M.K. testified that she and Legare had been friends for 15 years. On the evening of Aug. 11, they used crystal meth and slept in until about noon the next day.

They were still in bed when M.K. got a text from a male friend. Legare became upset, got out of bed and said he was going to kill himself, M.K. testified. He left the Colville Road home, walked up a nearby trail and tried to hook a strap to a tree.

“I was chasing after him, ­begging him not to go through with it,” M.K. testified. “Finally, I was so frustrated with going through this all the time, I said ‘OK. Enough. I’m done. I can’t do this anymore.’ I walked away.”

Legare grabbed her by the hair and tried to pull her back to the forest. Two people, who heard her screaming, shouted at him to stop.

Later that day, when police arrived at the home, she told them nothing had happened.

“Why did you tell the officers there was no violence?” asked prosecutor Paul Pearson.

“I was scared to get him in trouble. I was scared what would happen if I tried to leave him. … I’ve had threats every time I tried to leave. It’s never ended up good for me,” she replied.

When police left, Legare and M.K. drove to Esquimalt Lagoon. “That was our favourite place to go when we were upset,” M.K. testified.

But on the way home, M.K.’s phone started going off again. Legare was irritated. He took away her phone, her keys and her makeup and told her to leave, said M.K.

“I told him to give me my keys and my phone. That’s when he pushed me up against the driver’s side window. … He grabbed my bun. He had a knife and he was trying to serrate the back of my hair. He tried to put a cigarette out on me. … He was choking me up against the ­window as well. … I was gasping for air, gagging,” M.K. testified.

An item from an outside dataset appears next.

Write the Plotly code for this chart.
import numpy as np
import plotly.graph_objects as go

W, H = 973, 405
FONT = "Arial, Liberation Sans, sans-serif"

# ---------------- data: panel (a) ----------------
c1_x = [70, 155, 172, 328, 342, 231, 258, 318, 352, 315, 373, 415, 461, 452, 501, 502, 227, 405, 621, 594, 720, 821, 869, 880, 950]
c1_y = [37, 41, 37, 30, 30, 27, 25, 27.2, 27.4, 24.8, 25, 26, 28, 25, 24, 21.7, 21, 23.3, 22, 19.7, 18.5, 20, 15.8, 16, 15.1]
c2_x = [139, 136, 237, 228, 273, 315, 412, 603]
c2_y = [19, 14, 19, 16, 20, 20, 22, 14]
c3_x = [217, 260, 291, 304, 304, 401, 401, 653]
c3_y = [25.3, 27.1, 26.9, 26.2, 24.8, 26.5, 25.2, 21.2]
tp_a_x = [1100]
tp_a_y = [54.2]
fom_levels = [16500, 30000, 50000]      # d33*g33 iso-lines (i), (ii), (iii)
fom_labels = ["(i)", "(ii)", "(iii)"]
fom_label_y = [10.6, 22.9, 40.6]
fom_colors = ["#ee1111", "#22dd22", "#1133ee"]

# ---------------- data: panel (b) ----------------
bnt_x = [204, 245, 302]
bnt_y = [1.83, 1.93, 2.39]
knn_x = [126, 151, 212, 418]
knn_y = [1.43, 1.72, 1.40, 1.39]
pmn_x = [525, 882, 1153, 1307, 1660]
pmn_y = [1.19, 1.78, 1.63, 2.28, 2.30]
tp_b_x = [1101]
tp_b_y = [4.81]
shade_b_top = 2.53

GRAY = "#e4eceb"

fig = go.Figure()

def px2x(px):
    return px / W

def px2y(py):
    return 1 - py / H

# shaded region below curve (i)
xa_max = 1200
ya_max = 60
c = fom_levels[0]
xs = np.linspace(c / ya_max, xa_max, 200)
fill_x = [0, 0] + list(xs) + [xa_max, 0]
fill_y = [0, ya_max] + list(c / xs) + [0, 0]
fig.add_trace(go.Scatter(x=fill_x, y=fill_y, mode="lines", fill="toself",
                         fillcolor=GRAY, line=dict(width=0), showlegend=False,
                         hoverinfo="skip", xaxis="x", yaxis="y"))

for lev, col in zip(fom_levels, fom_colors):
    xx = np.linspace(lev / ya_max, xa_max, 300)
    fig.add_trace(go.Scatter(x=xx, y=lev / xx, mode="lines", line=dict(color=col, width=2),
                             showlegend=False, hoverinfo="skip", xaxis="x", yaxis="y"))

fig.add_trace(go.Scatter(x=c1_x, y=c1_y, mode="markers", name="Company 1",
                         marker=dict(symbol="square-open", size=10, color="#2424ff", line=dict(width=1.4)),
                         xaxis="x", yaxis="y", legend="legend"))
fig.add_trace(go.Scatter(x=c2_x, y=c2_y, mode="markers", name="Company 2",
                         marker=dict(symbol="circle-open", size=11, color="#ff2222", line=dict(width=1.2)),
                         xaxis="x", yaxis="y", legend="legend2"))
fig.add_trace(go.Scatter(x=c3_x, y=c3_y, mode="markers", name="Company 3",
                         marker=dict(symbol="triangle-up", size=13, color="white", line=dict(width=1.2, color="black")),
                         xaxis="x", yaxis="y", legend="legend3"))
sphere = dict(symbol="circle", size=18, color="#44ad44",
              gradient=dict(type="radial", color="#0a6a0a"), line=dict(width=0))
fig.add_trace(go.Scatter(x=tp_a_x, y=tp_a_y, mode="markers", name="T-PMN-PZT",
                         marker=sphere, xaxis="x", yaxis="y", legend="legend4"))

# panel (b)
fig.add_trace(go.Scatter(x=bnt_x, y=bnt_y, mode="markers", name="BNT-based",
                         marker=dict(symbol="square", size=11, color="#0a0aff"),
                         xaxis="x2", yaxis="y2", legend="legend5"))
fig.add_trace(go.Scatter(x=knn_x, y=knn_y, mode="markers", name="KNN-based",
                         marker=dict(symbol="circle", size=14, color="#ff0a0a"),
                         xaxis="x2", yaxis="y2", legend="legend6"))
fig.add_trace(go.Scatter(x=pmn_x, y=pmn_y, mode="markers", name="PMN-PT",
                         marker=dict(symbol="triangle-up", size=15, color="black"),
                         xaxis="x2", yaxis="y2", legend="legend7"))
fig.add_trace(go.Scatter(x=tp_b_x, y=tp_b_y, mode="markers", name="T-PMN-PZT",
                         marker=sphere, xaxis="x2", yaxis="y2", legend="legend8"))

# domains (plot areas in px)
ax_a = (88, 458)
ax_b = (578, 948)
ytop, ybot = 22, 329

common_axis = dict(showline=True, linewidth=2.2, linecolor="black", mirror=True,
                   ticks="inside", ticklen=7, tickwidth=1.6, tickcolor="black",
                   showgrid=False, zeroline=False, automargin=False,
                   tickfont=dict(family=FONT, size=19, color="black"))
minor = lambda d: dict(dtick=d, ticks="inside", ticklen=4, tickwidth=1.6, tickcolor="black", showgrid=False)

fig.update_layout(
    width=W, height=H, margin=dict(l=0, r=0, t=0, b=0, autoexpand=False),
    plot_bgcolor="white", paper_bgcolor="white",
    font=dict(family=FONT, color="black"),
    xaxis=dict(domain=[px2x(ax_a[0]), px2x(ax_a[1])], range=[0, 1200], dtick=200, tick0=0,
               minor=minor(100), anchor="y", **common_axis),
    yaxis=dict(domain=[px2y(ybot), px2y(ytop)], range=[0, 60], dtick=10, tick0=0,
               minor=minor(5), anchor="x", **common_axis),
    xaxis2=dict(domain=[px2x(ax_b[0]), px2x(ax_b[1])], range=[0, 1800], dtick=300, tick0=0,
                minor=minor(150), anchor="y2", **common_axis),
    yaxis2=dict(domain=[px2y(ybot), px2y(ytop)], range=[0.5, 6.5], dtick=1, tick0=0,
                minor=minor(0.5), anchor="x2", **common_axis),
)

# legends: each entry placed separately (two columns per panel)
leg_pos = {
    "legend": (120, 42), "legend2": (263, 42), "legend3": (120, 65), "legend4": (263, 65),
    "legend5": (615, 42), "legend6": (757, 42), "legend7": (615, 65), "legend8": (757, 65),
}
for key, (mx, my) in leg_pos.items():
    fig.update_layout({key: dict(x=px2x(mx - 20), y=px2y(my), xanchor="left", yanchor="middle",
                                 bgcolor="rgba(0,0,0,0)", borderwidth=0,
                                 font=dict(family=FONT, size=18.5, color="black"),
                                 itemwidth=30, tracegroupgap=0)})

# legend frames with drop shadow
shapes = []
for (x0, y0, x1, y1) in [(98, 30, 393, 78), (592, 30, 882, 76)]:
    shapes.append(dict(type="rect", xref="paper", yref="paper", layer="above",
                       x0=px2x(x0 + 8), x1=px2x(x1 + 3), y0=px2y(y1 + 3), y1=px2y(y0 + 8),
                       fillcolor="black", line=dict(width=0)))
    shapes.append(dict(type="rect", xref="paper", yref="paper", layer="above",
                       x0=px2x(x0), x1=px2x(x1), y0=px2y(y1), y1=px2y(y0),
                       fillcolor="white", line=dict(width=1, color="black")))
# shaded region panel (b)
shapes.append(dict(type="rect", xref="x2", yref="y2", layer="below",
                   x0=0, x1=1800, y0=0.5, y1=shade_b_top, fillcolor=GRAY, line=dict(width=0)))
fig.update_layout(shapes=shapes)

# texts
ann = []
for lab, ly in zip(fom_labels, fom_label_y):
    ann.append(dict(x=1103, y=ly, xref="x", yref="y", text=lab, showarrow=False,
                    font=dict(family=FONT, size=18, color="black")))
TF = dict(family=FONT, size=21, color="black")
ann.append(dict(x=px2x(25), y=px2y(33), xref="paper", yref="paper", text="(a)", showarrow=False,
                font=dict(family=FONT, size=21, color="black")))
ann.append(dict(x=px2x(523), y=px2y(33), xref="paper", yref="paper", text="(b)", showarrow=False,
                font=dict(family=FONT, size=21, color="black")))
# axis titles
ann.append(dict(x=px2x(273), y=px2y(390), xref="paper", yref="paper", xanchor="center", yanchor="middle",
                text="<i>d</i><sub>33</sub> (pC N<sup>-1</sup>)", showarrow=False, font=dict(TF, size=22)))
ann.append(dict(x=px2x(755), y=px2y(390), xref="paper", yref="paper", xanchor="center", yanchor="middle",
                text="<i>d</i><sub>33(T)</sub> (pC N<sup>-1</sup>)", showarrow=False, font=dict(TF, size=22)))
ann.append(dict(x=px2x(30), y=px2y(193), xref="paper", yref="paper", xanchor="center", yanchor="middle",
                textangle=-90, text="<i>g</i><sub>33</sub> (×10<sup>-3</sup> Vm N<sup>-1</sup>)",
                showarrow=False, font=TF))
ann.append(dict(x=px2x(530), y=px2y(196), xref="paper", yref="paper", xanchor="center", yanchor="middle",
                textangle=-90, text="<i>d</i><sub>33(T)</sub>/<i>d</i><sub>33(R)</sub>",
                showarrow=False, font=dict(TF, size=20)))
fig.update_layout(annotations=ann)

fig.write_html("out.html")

“I was petrified. He kept ­yelling at me. … He threatened that he had somebody who would put me through a wood chipper.”

Finally, Legare gave her back her phone and her keys and she drove to Tillicum Mall. “The only thing on my mind was ­getting out of there.”

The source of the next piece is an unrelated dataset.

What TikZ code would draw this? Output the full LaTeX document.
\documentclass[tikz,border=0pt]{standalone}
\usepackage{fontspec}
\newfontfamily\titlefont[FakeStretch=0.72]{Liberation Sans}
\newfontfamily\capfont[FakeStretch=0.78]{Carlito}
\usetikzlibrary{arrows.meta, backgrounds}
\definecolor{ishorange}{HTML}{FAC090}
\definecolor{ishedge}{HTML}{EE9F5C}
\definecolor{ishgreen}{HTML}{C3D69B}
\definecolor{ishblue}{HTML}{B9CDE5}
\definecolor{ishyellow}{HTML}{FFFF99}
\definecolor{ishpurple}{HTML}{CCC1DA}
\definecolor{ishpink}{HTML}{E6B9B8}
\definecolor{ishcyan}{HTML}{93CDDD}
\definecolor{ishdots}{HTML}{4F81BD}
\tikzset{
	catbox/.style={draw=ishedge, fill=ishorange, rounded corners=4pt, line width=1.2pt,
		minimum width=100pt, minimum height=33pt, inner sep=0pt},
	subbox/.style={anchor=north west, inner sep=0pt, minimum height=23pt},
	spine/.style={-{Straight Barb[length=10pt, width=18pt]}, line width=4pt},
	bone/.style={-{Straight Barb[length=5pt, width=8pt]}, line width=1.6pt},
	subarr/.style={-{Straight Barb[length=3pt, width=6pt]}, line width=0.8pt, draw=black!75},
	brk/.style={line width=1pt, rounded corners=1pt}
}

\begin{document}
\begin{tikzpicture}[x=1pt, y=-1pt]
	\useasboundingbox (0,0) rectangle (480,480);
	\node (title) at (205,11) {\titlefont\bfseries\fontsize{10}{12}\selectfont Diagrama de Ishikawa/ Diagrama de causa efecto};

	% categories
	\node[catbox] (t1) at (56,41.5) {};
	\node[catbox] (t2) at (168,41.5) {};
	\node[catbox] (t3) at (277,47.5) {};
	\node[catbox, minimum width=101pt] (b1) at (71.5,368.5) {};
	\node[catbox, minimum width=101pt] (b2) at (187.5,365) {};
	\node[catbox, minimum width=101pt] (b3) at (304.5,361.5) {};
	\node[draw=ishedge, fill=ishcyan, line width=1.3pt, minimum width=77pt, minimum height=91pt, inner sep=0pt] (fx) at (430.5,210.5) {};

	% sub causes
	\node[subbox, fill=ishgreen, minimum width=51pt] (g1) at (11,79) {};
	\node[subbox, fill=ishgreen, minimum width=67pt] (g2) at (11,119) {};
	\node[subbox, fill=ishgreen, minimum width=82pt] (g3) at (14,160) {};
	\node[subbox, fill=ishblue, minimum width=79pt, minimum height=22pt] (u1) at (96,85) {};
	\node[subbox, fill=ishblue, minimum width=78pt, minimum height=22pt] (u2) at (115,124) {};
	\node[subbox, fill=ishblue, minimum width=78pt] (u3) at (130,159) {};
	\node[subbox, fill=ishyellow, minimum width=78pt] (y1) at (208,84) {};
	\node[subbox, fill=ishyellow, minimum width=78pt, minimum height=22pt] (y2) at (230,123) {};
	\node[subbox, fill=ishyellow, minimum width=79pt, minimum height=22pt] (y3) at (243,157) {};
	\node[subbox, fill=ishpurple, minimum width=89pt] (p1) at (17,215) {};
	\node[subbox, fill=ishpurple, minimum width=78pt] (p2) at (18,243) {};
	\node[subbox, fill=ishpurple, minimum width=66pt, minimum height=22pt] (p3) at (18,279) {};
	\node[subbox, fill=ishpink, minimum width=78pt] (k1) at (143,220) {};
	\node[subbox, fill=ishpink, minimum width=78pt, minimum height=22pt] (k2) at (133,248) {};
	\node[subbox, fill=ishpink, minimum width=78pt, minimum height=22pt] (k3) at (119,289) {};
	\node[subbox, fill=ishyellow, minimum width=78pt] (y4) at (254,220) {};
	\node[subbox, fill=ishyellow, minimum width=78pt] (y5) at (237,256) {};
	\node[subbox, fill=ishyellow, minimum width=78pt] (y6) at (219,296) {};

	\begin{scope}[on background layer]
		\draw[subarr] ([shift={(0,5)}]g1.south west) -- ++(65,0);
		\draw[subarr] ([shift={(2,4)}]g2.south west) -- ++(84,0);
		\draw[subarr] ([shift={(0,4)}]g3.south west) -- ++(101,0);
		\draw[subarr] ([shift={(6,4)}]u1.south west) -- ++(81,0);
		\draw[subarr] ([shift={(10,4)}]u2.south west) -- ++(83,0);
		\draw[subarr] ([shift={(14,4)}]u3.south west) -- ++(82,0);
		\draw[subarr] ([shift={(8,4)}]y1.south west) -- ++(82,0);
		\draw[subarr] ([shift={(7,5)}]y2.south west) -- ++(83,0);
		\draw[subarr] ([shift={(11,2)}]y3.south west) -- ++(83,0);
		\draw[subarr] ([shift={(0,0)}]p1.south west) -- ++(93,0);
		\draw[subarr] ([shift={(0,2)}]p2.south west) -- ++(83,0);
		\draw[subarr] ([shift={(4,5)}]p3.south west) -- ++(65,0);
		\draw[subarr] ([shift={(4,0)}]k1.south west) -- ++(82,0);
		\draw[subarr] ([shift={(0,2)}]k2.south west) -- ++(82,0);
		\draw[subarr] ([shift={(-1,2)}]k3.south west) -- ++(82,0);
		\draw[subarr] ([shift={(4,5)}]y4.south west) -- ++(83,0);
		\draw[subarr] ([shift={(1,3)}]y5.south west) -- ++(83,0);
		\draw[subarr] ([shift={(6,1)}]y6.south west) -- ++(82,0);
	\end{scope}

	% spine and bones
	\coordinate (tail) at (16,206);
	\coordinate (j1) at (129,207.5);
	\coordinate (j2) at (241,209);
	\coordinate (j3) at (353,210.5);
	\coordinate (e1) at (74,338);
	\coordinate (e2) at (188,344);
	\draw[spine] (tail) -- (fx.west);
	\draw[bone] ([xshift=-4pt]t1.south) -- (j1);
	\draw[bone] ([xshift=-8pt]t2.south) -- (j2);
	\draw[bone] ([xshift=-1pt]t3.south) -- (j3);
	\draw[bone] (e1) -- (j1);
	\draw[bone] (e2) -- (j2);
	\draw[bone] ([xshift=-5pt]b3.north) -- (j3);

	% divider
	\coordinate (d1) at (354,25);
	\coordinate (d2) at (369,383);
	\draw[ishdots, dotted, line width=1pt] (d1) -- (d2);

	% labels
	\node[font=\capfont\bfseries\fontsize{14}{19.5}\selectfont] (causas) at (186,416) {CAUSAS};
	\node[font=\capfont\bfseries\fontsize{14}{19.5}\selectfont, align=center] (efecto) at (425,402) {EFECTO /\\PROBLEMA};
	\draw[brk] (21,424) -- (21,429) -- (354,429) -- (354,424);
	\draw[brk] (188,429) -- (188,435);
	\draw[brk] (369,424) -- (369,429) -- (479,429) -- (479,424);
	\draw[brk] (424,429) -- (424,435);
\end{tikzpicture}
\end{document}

Around midnight, she phoned Legare and told him she needed to grab her stuff for work the next day. He told her he wasn’t home. She drove to the house. His truck wasn’t there.

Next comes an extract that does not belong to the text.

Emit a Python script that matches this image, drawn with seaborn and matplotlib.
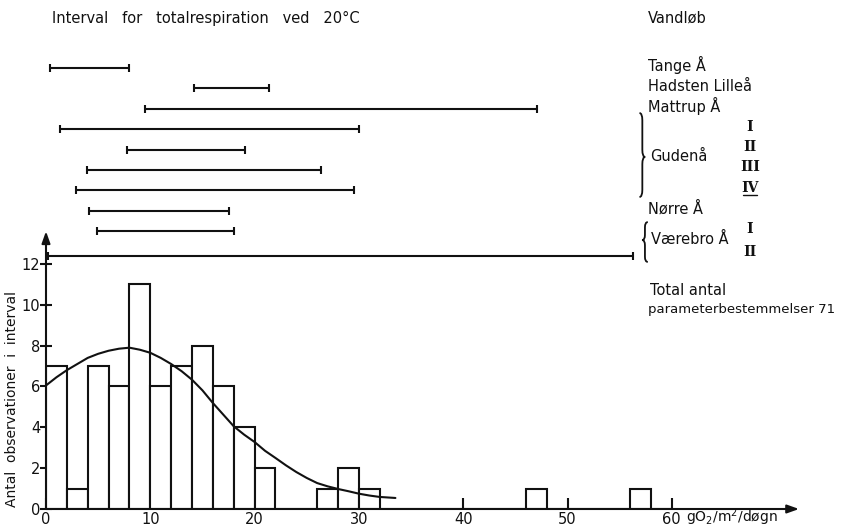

“I thought it would be quick, I’ll grab my stuff and leave the key.”

All the lights were off and the door to Legare’s bedroom was shut, she recalled.

“It was as quiet as a mouse in that house. I opened the door and he was waiting for me, standing right behind the door,” she testified.

“What happened next?” asked Pearson.

‘He said: ‘You shouldn’t have [expletive] come back here. He grabbed me, threw me on the bed, hopped on top of me, started punching me in the face, punching me in the ribs. I kept telling him to stop, but it wasn’t until he hit my eye and I felt the bone in my face shatter that I started screaming at him,” M.K. said through tears.

Legare had both hands around her neck, choking her and telling her to shut up.

“I was gasping for air,” she cried. “My whole body started to go numb … and then he was off the bed flicking on the light.”

M.K. asked Legare if he wanted her to leave.

“I could just leave,” she said. “And he said ‘No I’m sorry, I need to keep you here so I can take care of you and make sure you’re okay.’ I was frozen. I was so scared. I was scared to leave. I was scared to stay. I didn’t know what to do. … I was in so much pain. I was terrified.”

The next morning, after Legare looked at her injuries, M.K. walked into the bedroom. He looked at her again and said: “I can’t let you leave. Everybody’s going to know I did this. I have to kill you,” she testified.

Legare wrapped a belt around her neck and pulled it as hard as he could, said M.K. She put two fingers in between the belt and her throat. The belt was digging into her fingers, she recalled.

“I kept pleading with him to stop. I was saying, “I’m not going to tell anyone.’”

Legard was distraught and started crying, M.K. testified. He grabbed his sleeping pills, said he was going to kill himself and took the whole bottle.

“I sat with him until he fell asleep. Then I left.”

The court will hear final ­submissions on Wednesday.